When to choose 650W, 750W, 850W, or 1000W+
While exact needs differ, there are useful patterns. Many mid range gaming systems with one mainstream GPU and mainstream CPU fit comfortably in 650W to 750W. High end single GPU systems often land in 750W to 850W, especially if overclocking is involved. Enthusiast class GPUs paired with top tier CPUs frequently justify 850W to 1000W, and specialized workstation or multi GPU builds may go beyond that.

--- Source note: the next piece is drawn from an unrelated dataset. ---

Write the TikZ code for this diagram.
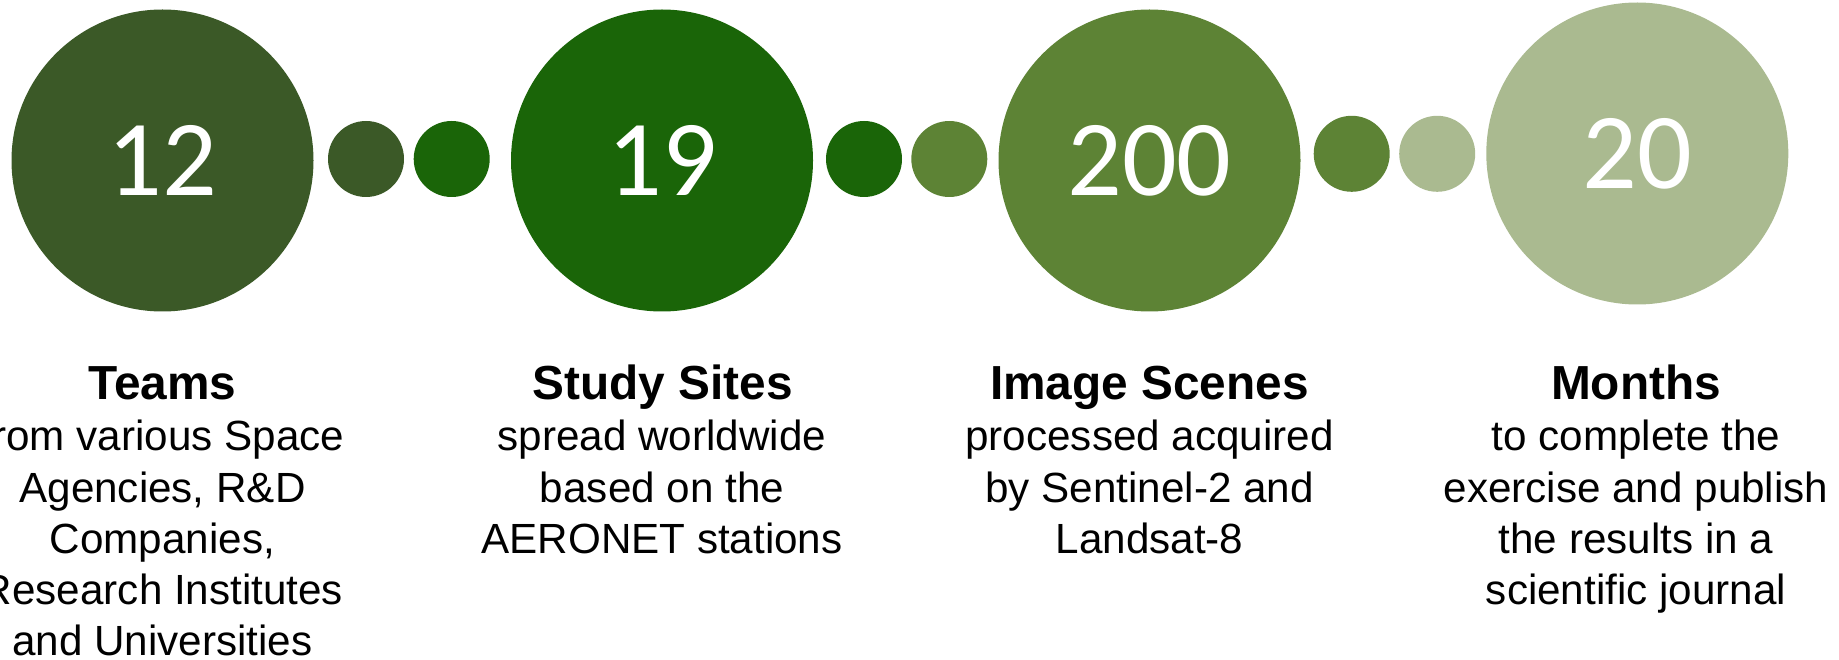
\documentclass[tikz,border=0pt]{standalone}
\usepackage{fontspec}
\setmainfont{Liberation Sans}
\newfontfamily\numfont{Carlito}

\definecolor{olive}{HTML}{3B5927}
\definecolor{leaf}{HTML}{1A6508}
\definecolor{moss}{HTML}{5D8335}
\definecolor{sage}{HTML}{AABA90}

\tikzset{
  bigdisc/.style={circle, draw=none, inner sep=0pt, minimum size=302pt,
    text=white, font=\numfont\fontsize{108}{110}\selectfont},
  dot/.style={circle, draw=none, inner sep=0pt, minimum size=76pt},
  headtext/.style={anchor=base, inner sep=0pt,
    font=\fontsize{47.8}{51.3}\selectfont\bfseries},
  % anchored at the baseline of the last line
  bodytext/.style={anchor=base, inner sep=0pt, align=center,
    font=\fontsize{42.2}{51.3}\selectfont},
}

\begin{document}
\begin{tikzpicture}[x=1pt, y=-1pt]
\useasboundingbox (0,0) rectangle (1839,660);

% large figures
\node[bigdisc, fill=olive] (c1) at (162.5,160.5) {12};
\node[bigdisc, fill=leaf]  (c2) at (662,160.5)   {19};
\node[bigdisc, fill=moss]  (c3) at (1149.5,160.5) {200};
\node[bigdisc, fill=sage]  (c4) at (1637.3,153.5) {20};

% small linking dots
\node[dot, fill=olive] (d1) at (366,159)    {};
\node[dot, fill=leaf]  (d2) at (451.7,159)  {};
\node[dot, fill=leaf]  (d3) at (864,159)    {};
\node[dot, fill=moss]  (d4) at (949.3,159)  {};
\node[dot, fill=moss]  (d5) at (1351.7,153.8) {};
\node[dot, fill=sage]  (d6) at (1437.2,153.8) {};

% headings
\node[headtext] (h1) at (162.5,399.5)  {Teams};
\node[headtext] (h2) at (662.5,399.5)  {Study Sites};
\node[headtext] (h3) at (1149.5,399.5) {Image Scenes};
\node[headtext] (h4) at (1636,399.5)   {Months};

% descriptions (first line baseline at 450.7, 51.3 between lines)
\node[bodytext] (b1) at (162.5,655.9)
  {from various Space\\Agencies, R\&D\\Companies,\\Research Institutes\\and Universities};
\node[bodytext] (b2) at (662,553.3)
  {spread worldwide\\based on the\\AERONET stations};
\node[bodytext] (b3) at (1149.5,553.3)
  {processed acquired\\by Sentinel-2 and\\Landsat-8};
\node[bodytext] (b4) at (1636,604.6)
  {to complete the\\exercise and publish\\the results in a\\scientific journal};
\end{tikzpicture}
\end{document}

The goal is not to chase the largest number. It is to choose enough wattage for reliability, efficiency, and future flexibility without overspending. This calculator helps you reach that balance quickly by presenting both estimated load and recommended PSU size.
FAQ
Is bigger always better for PSUs?
Not always. Bigger units can be great for future upgrades, but oversizing too far can increase upfront cost with little practical benefit.
Should I account for monitor power in PSU size?
No. Monitor power comes from wall AC separately and does not affect your internal PSU requirement.
Can I use this for workstation and gaming PCs?
Yes. The model supports both, but extreme enterprise setups should use measured data from real workloads and vendor guidance.
What if my calculated requirement is between sizes?
Choose the next available size up, especially if you plan upgrades or sustained high load tasks.
Note: This calculator is an estimate tool for planning. Final PSU choice should also consider unit quality, transient response, connector requirements, and warranty support.